+++ Data supplied
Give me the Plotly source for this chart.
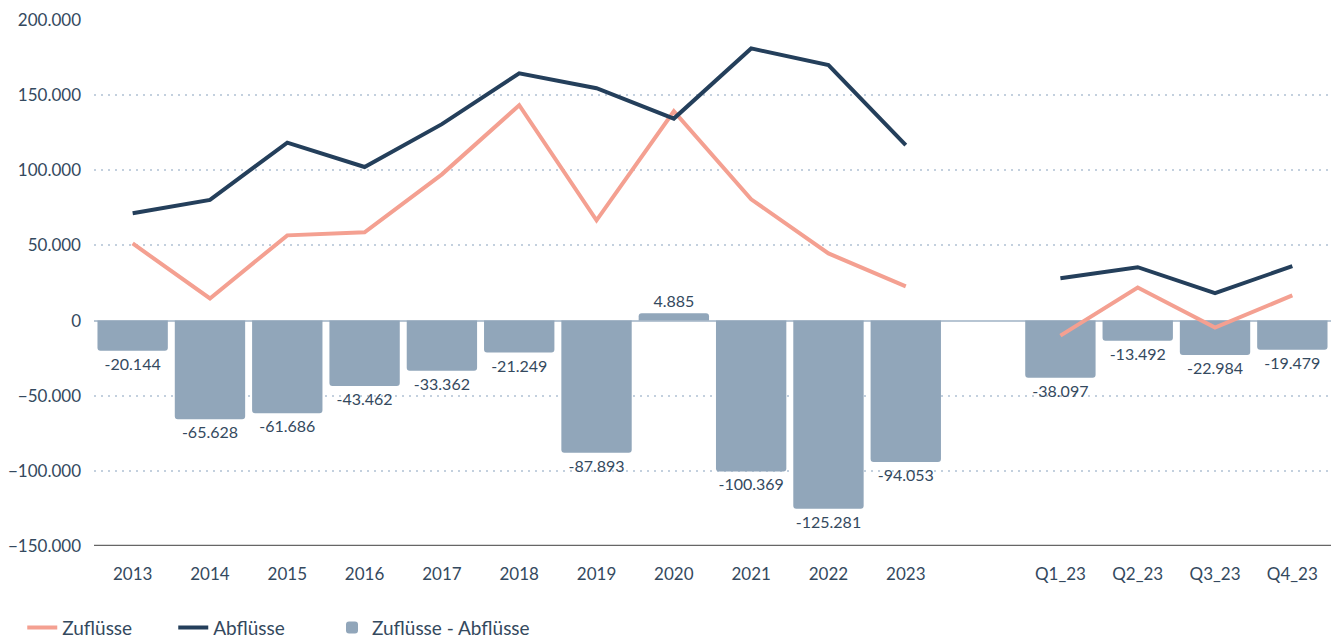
import plotly.graph_objects as go

categories = ["2013", "2014", "2015", "2016", "2017", "2018", "2019", "2020", "2021", "2022", "2023", " ",
              "Q1_23", "Q2_23", "Q3_23", "Q4_23"]
zufluesse = [51300, 14700, 56700, 58700, 97300, 143300, 66700, 139300, 80700, 44700, 22700, None,
             -10000, 22000, -4700, 16700]
abfluesse = [71400, 80300, 118400, 102200, 130700, 164500, 154600, 134400, 181100, 170000, 116800, None,
             28100, 35500, 18300, 36200]
netto = [-20144, -65628, -61686, -43462, -33362, -21249, -87893, 4885, -100369, -125281, -94053, None,
         -38097, -13492, -22984, -19479]
y_ticks = [-150000, -100000, -50000, 0, 50000, 100000, 150000, 200000]

FONT = "Source Sans Pro, Lato, Noto Sans, sans-serif"
TXT = "#34495e"

fig = go.Figure()
fig.add_trace(go.Bar(
    x=categories, y=netto, name="Zuflüsse - Abflüsse",
    marker=dict(color="#91a6ba", line=dict(width=0)),
    texttemplate="%{y:,.0f}", textposition="outside",
    textfont=dict(size=16, color=TXT, family=FONT),
    cliponaxis=False, legend="legend2",
))
fig.add_trace(go.Scatter(
    x=categories, y=zufluesse, name="Zuflüsse", mode="lines",
    line=dict(color="#f4a091", width=4), legendrank=1, connectgaps=False,
))
fig.add_trace(go.Scatter(
    x=categories, y=abfluesse, name="Abflüsse", mode="lines",
    line=dict(color="#243f5b", width=4), legendrank=2, connectgaps=False,
))

fig.update_layout(
    width=1331, height=641,
    margin=dict(l=94, r=0, t=20, b=95, autoexpand=False),
    paper_bgcolor="white", plot_bgcolor="white",
    separators=",.",
    bargap=0.09,
    barcornerradius=3,
    font=dict(family=FONT, color=TXT, size=15),
    showlegend=True,
    legend=dict(orientation="h", x=-0.058, xanchor="left", y=-0.155, yanchor="middle",
                font=dict(size=19, color=TXT, family=FONT), itemwidth=30,
                entrywidth=106, entrywidthmode="pixels",
                traceorder="normal", tracegroupgap=0),
    legend2=dict(orientation="h", x=0.1924, xanchor="left", y=-0.155, yanchor="middle",
                 font=dict(size=19, color=TXT, family=FONT), itemwidth=30),
    xaxis=dict(type="category", categoryorder="array", categoryarray=categories,
               showgrid=False, zeroline=False, showline=False, ticks="",
               ticklabelstandoff=16,
               tickfont=dict(size=17, color=TXT, family=FONT)),
    yaxis=dict(range=[-150000, 200000], tickvals=y_ticks, tickformat=",.0f",
               showgrid=True, gridcolor="#c3d0de", griddash="2px,5px", gridwidth=2,
               zeroline=True, zerolinecolor="#b7c5d3", zerolinewidth=2,
               showline=False, ticks="", ticklabelstandoff=12,
               tickfont=dict(size=17, color=TXT, family=FONT)),
)
fig.add_shape(type="line", xref="paper", yref="y", x0=0, x1=1, y0=-150000, y1=-150000,
              line=dict(color="#666666", width=2.5), layer="above")

fig.write_html("out.html")
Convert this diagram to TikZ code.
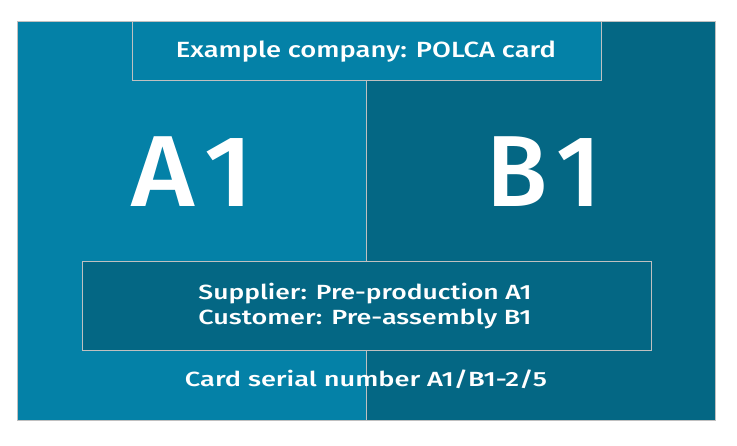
\documentclass[tikz,border=0pt]{standalone}
\usepackage{fontspec}
\usepackage{graphicx}
\setmainfont{Fira Sans}[UprightFont=* Medium, BoldFont=* SemiBold, FakeStretch=1.12]
\definecolor{cardlight}{RGB}{4,129,167}
\definecolor{carddark}{RGB}{4,103,132}
\definecolor{cardline}{RGB}{192,192,192}
\newcommand{\fitw}[2]{\resizebox{#1pt}{\height}{#2}}
\begin{document}
\begin{tikzpicture}[x=1pt,y=-1pt,
  frame/.style={draw=cardline,line width=1pt},
  txt/.style={text=white,inner sep=0pt,anchor=base},
  big/.style={txt,font=\fontsize{101}{101}\selectfont},
  mid/.style={txt,font=\fontsize{22}{26}\selectfont},
  small/.style={txt,font=\fontsize{20.5}{25}\selectfont}]
\useasboundingbox[fill=white] (0,0) rectangle (737,445);
% halves
\fill[cardlight] (17.3,21.3) rectangle (366.3,420.3);
\fill[carddark] (366.3,21.3) rectangle (715.3,420.3);
\draw[frame] (366.3,21.3) -- (366.3,420.3);
% boxes
\draw[frame,fill=cardlight] (132.3,21.3) rectangle (601.3,80.3);
\draw[frame,fill=carddark] (82.3,261.3) rectangle (651.3,350.3);
\draw[frame] (17.3,21.3) rectangle (715.3,420.3);
% texts
\node[mid] (title) at (366,57.7) {\fitw{380}{Example company: POLCA card}};
\node[big] (a1) at (192,206) {\fitw{122}{A\kern 0.1em 1}};
\node[big] (b1) at (544,206) {\fitw{115}{B\kern 0.1em 1}};
\node[small] (sup) at (365,299) {\fitw{333}{Supplier: Pre-production A1}};
\node[small] (cus) at (365,324.3) {\fitw{333}{Customer: Pre-assembly B1}};
\node[small] (serial) at (366,386) {\fitw{362}{Card serial number A1/B1-2/5}};
\end{tikzpicture}
\end{document}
++++++
Quote every line word for word and keep the images out of the copy.

Give me the Plotly source for this chart.
import plotly.graph_objects as go

categories = ["2013", "2014", "2015", "2016", "2017", "2018", "2019", "2020", "2021", "2022", "2023", " ",
              "Q1_23", "Q2_23", "Q3_23", "Q4_23"]
zufluesse = [51300, 14700, 56700, 58700, 97300, 143300, 66700, 139300, 80700, 44700, 22700, None,
             -10000, 22000, -4700, 16700]
abfluesse = [71400, 80300, 118400, 102200, 130700, 164500, 154600, 134400, 181100, 170000, 116800, None,
             28100, 35500, 18300, 36200]
netto = [-20144, -65628, -61686, -43462, -33362, -21249, -87893, 4885, -100369, -125281, -94053, None,
         -38097, -13492, -22984, -19479]
y_ticks = [-150000, -100000, -50000, 0, 50000, 100000, 150000, 200000]

FONT = "Source Sans Pro, Lato, Noto Sans, sans-serif"
TXT = "#34495e"

fig = go.Figure()
fig.add_trace(go.Bar(
    x=categories, y=netto, name="Zuflüsse - Abflüsse",
    marker=dict(color="#91a6ba", line=dict(width=0)),
    texttemplate="%{y:,.0f}", textposition="outside",
    textfont=dict(size=16, color=TXT, family=FONT),
    cliponaxis=False, legend="legend2",
))
fig.add_trace(go.Scatter(
    x=categories, y=zufluesse, name="Zuflüsse", mode="lines",
    line=dict(color="#f4a091", width=4), legendrank=1, connectgaps=False,
))
fig.add_trace(go.Scatter(
    x=categories, y=abfluesse, name="Abflüsse", mode="lines",
    line=dict(color="#243f5b", width=4), legendrank=2, connectgaps=False,
))

fig.update_layout(
    width=1331, height=641,
    margin=dict(l=94, r=0, t=20, b=95, autoexpand=False),
    paper_bgcolor="white", plot_bgcolor="white",
    separators=",.",
    bargap=0.09,
    barcornerradius=3,
    font=dict(family=FONT, color=TXT, size=15),
    showlegend=True,
    legend=dict(orientation="h", x=-0.058, xanchor="left", y=-0.155, yanchor="middle",
                font=dict(size=19, color=TXT, family=FONT), itemwidth=30,
                entrywidth=106, entrywidthmode="pixels",
                traceorder="normal", tracegroupgap=0),
    legend2=dict(orientation="h", x=0.1924, xanchor="left", y=-0.155, yanchor="middle",
                 font=dict(size=19, color=TXT, family=FONT), itemwidth=30),
    xaxis=dict(type="category", categoryorder="array", categoryarray=categories,
               showgrid=False, zeroline=False, showline=False, ticks="",
               ticklabelstandoff=16,
               tickfont=dict(size=17, color=TXT, family=FONT)),
    yaxis=dict(range=[-150000, 200000], tickvals=y_ticks, tickformat=",.0f",
               showgrid=True, gridcolor="#c3d0de", griddash="2px,5px", gridwidth=2,
               zeroline=True, zerolinecolor="#b7c5d3", zerolinewidth=2,
               showline=False, ticks="", ticklabelstandoff=12,
               tickfont=dict(size=17, color=TXT, family=FONT)),
)
fig.add_shape(type="line", xref="paper", yref="y", x0=0, x1=1, y0=-150000, y1=-150000,
              line=dict(color="#666666", width=2.5), layer="above")

fig.write_html("out.html")
Convert this diagram to TikZ code.
\documentclass[tikz,border=0pt]{standalone}
\usepackage{fontspec}
\usepackage{graphicx}
\setmainfont{Fira Sans}[UprightFont=* Medium, BoldFont=* SemiBold, FakeStretch=1.12]
\definecolor{cardlight}{RGB}{4,129,167}
\definecolor{carddark}{RGB}{4,103,132}
\definecolor{cardline}{RGB}{192,192,192}
\newcommand{\fitw}[2]{\resizebox{#1pt}{\height}{#2}}
\begin{document}
\begin{tikzpicture}[x=1pt,y=-1pt,
  frame/.style={draw=cardline,line width=1pt},
  txt/.style={text=white,inner sep=0pt,anchor=base},
  big/.style={txt,font=\fontsize{101}{101}\selectfont},
  mid/.style={txt,font=\fontsize{22}{26}\selectfont},
  small/.style={txt,font=\fontsize{20.5}{25}\selectfont}]
\useasboundingbox[fill=white] (0,0) rectangle (737,445);
% halves
\fill[cardlight] (17.3,21.3) rectangle (366.3,420.3);
\fill[carddark] (366.3,21.3) rectangle (715.3,420.3);
\draw[frame] (366.3,21.3) -- (366.3,420.3);
% boxes
\draw[frame,fill=cardlight] (132.3,21.3) rectangle (601.3,80.3);
\draw[frame,fill=carddark] (82.3,261.3) rectangle (651.3,350.3);
\draw[frame] (17.3,21.3) rectangle (715.3,420.3);
% texts
\node[mid] (title) at (366,57.7) {\fitw{380}{Example company: POLCA card}};
\node[big] (a1) at (192,206) {\fitw{122}{A\kern 0.1em 1}};
\node[big] (b1) at (544,206) {\fitw{115}{B\kern 0.1em 1}};
\node[small] (sup) at (365,299) {\fitw{333}{Supplier: Pre-production A1}};
\node[small] (cus) at (365,324.3) {\fitw{333}{Customer: Pre-assembly B1}};
\node[small] (serial) at (366,386) {\fitw{362}{Card serial number A1/B1-2/5}};
\end{tikzpicture}
\end{document}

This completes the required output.